Look at the metrics beneath the surface. Open interest across perpetual swaps for major altcoins (SOL, AVAX, LINK) actually increased by 3% after the threat, suggesting that leveraged speculators used the dip to add exposure. Funding rates stayed positive (0.01% per 8 hours), indicating long dominance. That’s not decoupling—that’s gambling on the resilience story. The “buy the dip” reflex has been so rewarded in recent months that it has become a self-fulfilling prophecy.

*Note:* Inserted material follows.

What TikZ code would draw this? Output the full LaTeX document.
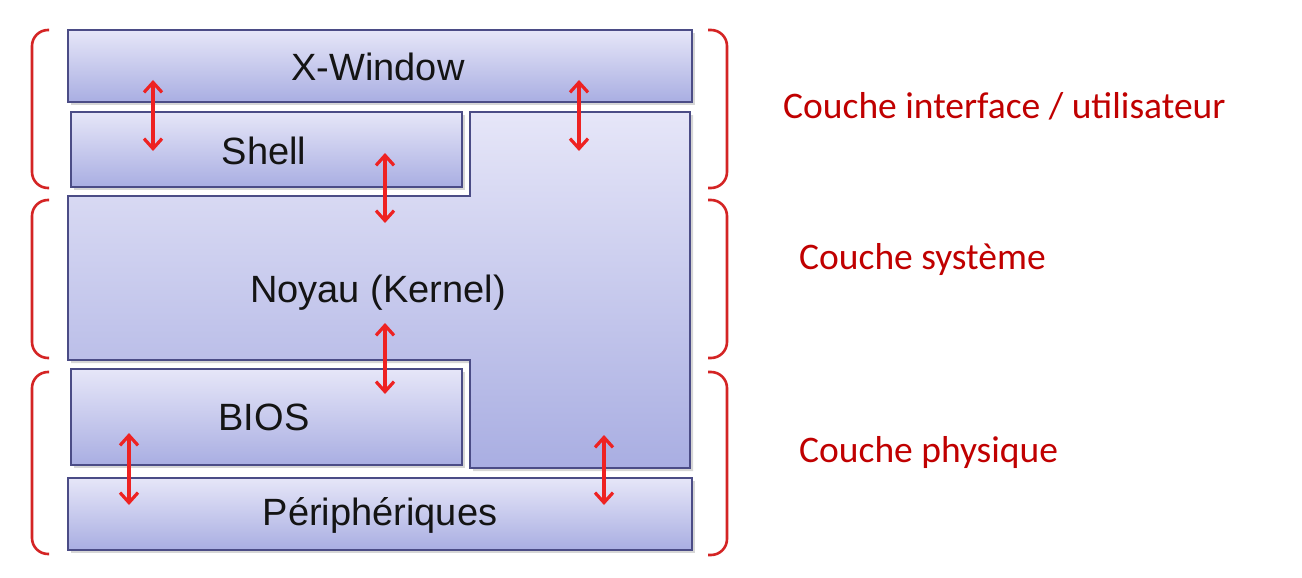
\documentclass[tikz,border=0pt]{standalone}
\usepackage{fontspec}
\setmainfont{Liberation Sans}
\newfontfamily\calib{Carlito}
\usetikzlibrary{arrows.meta}
\definecolor{boxtop}{HTML}{E6E6F8}
\definecolor{boxbot}{HTML}{A9AEE2}
\definecolor{boxline}{HTML}{4B4C86}
\definecolor{brk}{HTML}{D42424}
\definecolor{lbl}{HTML}{C00000}
\definecolor{arr}{HTML}{EE2222}
\tikzset{
  layer/.style={draw=boxline, line width=1.6pt, top color=boxtop, bottom color=boxbot},
  shadow/.style={fill=black!35, opacity=0.45},
  boxtext/.style={font=\fontsize{38}{40}\selectfont, text=black!92, inner sep=0pt},
  couche/.style={font=\calib\fontsize{37.5}{40}\selectfont, text=lbl, anchor=west, inner sep=0pt},
  bracket/.style={draw=brk, line width=2.6pt, rounded corners=16pt},
  link/.style={draw=arr, line width=3.2pt, {Straight Barb[length=10pt,width=18pt,line width=3.2pt]}-{Straight Barb[length=10pt,width=18pt,line width=3.2pt]}}
}
\begin{document}
\begin{tikzpicture}[x=1pt,y=-1pt]
\useasboundingbox (0,0) rectangle (1302,578);
\fill[white] (0,0) rectangle (1302,578);
% shadows
\fill[shadow] (71,33) rectangle (695,105);
\fill[shadow] (74,115) rectangle (465,190);
\fill[shadow] (473,115) -- (693,115) -- (693,471) -- (473,471) -- (473,363) -- (71,363) -- (71,199) -- (473,199) -- cycle;
\fill[shadow] (74,372) rectangle (465,468);
\fill[shadow] (71,481) rectangle (695,553);
% layers
\shade[layer] (68,30) rectangle (692,102);
\node[boxtext] (xwin) at (378,67) {X-Window};
\shade[layer] (71,112) rectangle (462,187);
\node[boxtext] (shell) at (264,151) {Shell};
\shade[layer] (470,112) -- (690,112) -- (690,468) -- (470,468) -- (470,360) -- (68,360) -- (68,196) -- (470,196) -- cycle;
\node[boxtext] (kernel) at (378,293) {Noyau (Kernel)};
\shade[layer] (71,369) rectangle (462,465);
\node[boxtext] (bios) at (264,417) {BIOS};
\shade[layer] (68,478) rectangle (692,550);
\node[boxtext] (periph) at (380,515) {Périphériques};
% arrows
\coordinate (a1) at (153,80); \coordinate (b1) at (153,151);
\coordinate (a2) at (579,80); \coordinate (b2) at (579,151);
\coordinate (a3) at (385,153); \coordinate (b3) at (385,223);
\coordinate (a4) at (385,323); \coordinate (b4) at (385,394);
\coordinate (a5) at (129,433); \coordinate (b5) at (129,505);
\coordinate (a6) at (604,435); \coordinate (b6) at (604,505);
\foreach \i in {1,...,6} \draw[link] (a\i) -- (b\i);
% brackets
\draw[bracket] (49,30) -- (32,30) -- (32,188) -- (49,188);
\draw[bracket] (49,200) -- (32,200) -- (32,358) -- (49,358);
\draw[bracket] (49,372) -- (32,372) -- (32,554) -- (49,554);
\draw[bracket] (708,30) -- (727,30) -- (727,188) -- (708,188);
\draw[bracket] (708,200) -- (727,200) -- (727,358) -- (708,358);
\draw[bracket] (708,372) -- (727,372) -- (727,555) -- (708,555);
% labels
\node[couche] (l1) at (783,106) {Couche interface / utilisateur};
\node[couche] (l2) at (799,260) {Couche système};
\node[couche] (l3) at (799,452) {Couche physique};
\end{tikzpicture}
\end{document}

But here is the critical point: when the institutional layer suddenly turns bearish (e.g., due to a rapid change in Fed expectations or a credit event), the liquidity drain will be so swift that the shallow retail layer will evaporate. The decoupling will invert into a brutal recoupling.
I saw this pattern in the 2022 Terra implosion. For weeks before the crash, the market shrugged off macro news (Fed tightening, war in Ukraine) as “already priced in.” Then the UST depeg triggered a cascading liquidity crisis that flushed every risk asset down. The market is not immune—it’s just waiting for a trigger that fits the liquidity stress model rather than the geopolitical model.
2017’s dream is today’s regulation. That 2017 ICO bubble taught me that when everyone buys the narrative, the only winner is the exit liquidity. Today’s narrative is “crypto, the geopolitical safe haven.” It’s a comforting story, but stories don’t protect you from margin calls.
Takeaway: The Clock is Ticking
Five years from now, we may look back at February 2025 as the moment when crypto crossed the Rubicon into mainstream asset status—immune to the tantrums of politicians and generals. Or we may look back as the moment when the market’s overconfidence set the stage for the next 75% drawdown.
The difference hinges on one question: will the next geopolitical escalation be a short, contained event—or a systemic liquidity shock? The market is betting on the former. But markets are often wrong at turning points.
My advice: keep your stablecoin reserves above 20%. Watch the VIX and the DXY—not the headlines. Because when the dog finally barks, you will need to be out of the room before the stampede starts.
2017’s dream is today’s regulation. And today’s complacency is tomorrow’s margin call.